Kinematic Transformations
Many applications require transformation between Cartesian coordinates (X, Y, Z) and joint coordinates (individual motor positions). For example, a delta robot or SCARA arm requires complex inverse kinematics calculations to determine the motor positions needed for a desired end-effector location. Advanced motion controllers implement these transformations in hardware, enabling real-time coordinate system conversions without compromising performance.
Electronic Gearing and Camming
Electronic gearing creates mathematical relationships between axes, where one motor’s position directly determines another’s. This is essential in applications like web handling, where material speed must remain synchronized across multiple rollers. Electronic camming extends this concept, enabling complex, non-linear relationships—perfect for packaging machinery and automated assembly lines.

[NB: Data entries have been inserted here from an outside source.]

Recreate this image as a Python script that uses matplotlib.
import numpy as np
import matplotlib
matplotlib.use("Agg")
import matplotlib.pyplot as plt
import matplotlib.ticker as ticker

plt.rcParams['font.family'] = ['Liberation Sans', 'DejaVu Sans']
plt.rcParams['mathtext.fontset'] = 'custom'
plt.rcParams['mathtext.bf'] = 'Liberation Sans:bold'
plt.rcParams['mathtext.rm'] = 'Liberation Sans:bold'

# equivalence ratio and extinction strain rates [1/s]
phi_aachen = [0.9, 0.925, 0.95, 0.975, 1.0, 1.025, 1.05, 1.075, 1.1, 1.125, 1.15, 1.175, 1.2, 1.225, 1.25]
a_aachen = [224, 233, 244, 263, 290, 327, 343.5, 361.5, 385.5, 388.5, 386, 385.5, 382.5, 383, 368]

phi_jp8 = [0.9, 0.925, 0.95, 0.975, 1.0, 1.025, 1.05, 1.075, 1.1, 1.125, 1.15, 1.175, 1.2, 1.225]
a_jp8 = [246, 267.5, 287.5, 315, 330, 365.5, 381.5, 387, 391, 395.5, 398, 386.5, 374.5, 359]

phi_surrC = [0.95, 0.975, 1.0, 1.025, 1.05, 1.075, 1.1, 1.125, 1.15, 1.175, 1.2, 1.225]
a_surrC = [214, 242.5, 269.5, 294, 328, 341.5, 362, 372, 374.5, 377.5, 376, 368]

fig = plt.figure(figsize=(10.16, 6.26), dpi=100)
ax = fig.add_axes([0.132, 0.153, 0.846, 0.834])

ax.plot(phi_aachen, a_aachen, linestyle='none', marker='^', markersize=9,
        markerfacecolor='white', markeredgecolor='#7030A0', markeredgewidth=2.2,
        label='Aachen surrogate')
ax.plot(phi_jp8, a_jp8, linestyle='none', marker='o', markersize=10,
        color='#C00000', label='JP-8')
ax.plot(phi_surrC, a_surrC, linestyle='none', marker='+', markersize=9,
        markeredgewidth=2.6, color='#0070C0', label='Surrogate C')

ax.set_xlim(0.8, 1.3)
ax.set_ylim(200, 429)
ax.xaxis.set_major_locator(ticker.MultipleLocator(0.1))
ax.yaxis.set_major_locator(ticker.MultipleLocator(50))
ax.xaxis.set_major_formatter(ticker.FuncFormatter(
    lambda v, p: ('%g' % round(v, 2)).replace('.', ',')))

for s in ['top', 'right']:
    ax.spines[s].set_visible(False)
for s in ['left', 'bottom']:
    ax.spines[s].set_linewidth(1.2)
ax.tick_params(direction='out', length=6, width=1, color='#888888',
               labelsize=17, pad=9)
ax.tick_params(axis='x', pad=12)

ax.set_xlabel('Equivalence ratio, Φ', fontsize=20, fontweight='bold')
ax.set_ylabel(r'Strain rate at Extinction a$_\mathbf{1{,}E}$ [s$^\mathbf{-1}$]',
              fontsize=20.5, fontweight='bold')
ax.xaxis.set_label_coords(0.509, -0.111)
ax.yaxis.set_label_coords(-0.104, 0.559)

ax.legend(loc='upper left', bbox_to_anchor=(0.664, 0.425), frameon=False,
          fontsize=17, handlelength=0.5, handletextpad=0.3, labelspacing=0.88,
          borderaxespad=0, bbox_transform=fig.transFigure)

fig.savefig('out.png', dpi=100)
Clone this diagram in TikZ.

Coordinated Motion in 3D Printing
Modern 3D printers exemplify sophisticated multi-axis coordination. The print head must move smoothly through three-dimensional space while simultaneously controlling extrusion rates. Advanced firmware implements look-ahead algorithms that analyze upcoming path segments to optimize acceleration, ensuring smooth motion even around sharp corners. The coordination between X, Y, Z axes and the extruder motor determines print quality, speed, and dimensional accuracy.
CNC Machining and Contouring
CNC machines represent the pinnacle of multi-axis coordination, with systems ranging from 3-axis mills to 5-axis machining centers. These systems must maintain precise tool paths while compensating for tool geometry, spindle speed variations, and material properties. Advanced controllers implement features like tool radius compensation, cutter length offset, and real-time feed rate optimization to maximize material removal rates while preserving surface finish.
The Future of Coordinated Motion
Emerging technologies promise even greater capabilities in multi-axis systems. Artificial intelligence algorithms can optimize motion profiles based on machine learning from thousands of production cycles. Digital twin technology enables virtual commissioning and optimization before physical deployment. As automation systems grow more complex, the sophistication of motion coordination will continue to advance, enabling applications not yet imagined.
Mastering multi-axis integration requires deep understanding of kinematics, control theory, and practical automation experience. For engineers pushing the boundaries of what’s possible in precision automation, coordinated motion control represents both a challenge and an opportunity to create truly remarkable systems.